1147 findet in Trier eine Synode statt, auf der auch Bernhard von Clairvaux und Papst Eugen III. anwesend sind. Eine Kommission reitet von Trier zum Disibodenberg, um die visionären Schriften und ihre Verfasserin zu überprüfen. Es sind die ersten Texte des Buches ‚Scivias’ (‚Wisse die Wege’). Das Urteil der Kommission fällt positiv aus, und Hildegard wird durch die Synode und durch päpstliche Autorität zur kirchlich anerkannten Prophetin. Das Kloster auf dem Disibodenberg wird zu einem viel besuchten Pilgerziel. Dass im 12. Jahrhundert eine Frau Visionen verkünden und Bibelstellen auslegen darf, ist absolut ungewöhnlich und sensationell. Denn Frauen hatten in dieser Hinsicht zu schweigen. Bibelauslegungen waren allein Männersache. Hier galt das Wort des Apostels Paulus: „Eine Frau soll sich still und in aller Unterordnung belehren lassen. Dass eine Frau lehrt, erlaube ich nicht.“ (Brief an Timotheus).

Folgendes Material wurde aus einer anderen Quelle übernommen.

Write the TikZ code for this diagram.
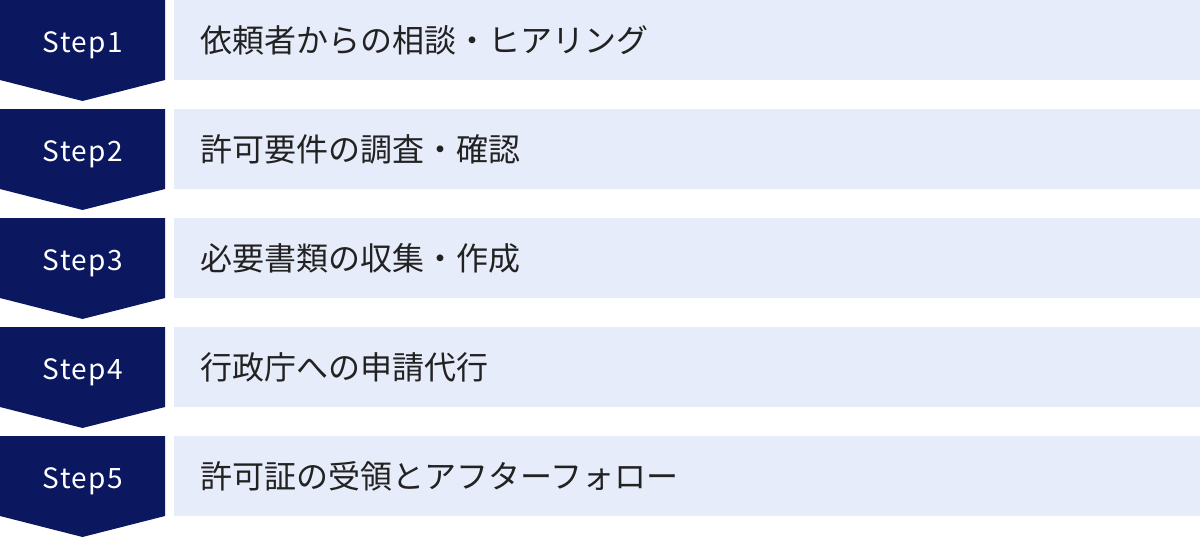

Es ist eine Situation, die lange bestehen bleibt und zu der noch einige Jahrhunderte später Teresa von Avila, die erste von der männlich dominierten klerikalen Welt anerkannte Kirchenlehrerin, sagt: „Die Welt irrt, wenn sie von uns verlangt, dass wir nicht öffentlich für dich [Gott] wirken dürfen, noch Wahrheiten aussprechen, um deretwillen wir im Geheimen weinen, und dass du, Herr, unsere gerechten Bitten nicht erhören würdest. Ich glaube das nicht, denn ich kenne deine Güte und Gerechtigkeit, der du kein Richter bist wie die Richter dieser Welt, die Kinder Adams; kurz, nichts als Männer, die meinen, jede gute Fähigkeit bei einer Frau verdächtigen zu müssen.“ [zitiert nach Erika Lorenz, Teresa von Avila. Eine Biographie mit Bildern. Freiburg, Basel, Wien 1994, S.17]
Mit ihren Visionen an die Öffentlichkeit zu gehen, war ein höchst risikoreiches Unterfangen, das mit Verhören und Verurteilungen hätte enden können. Zu dieser Zeit brennen schon die ersten Scheiterhaufen.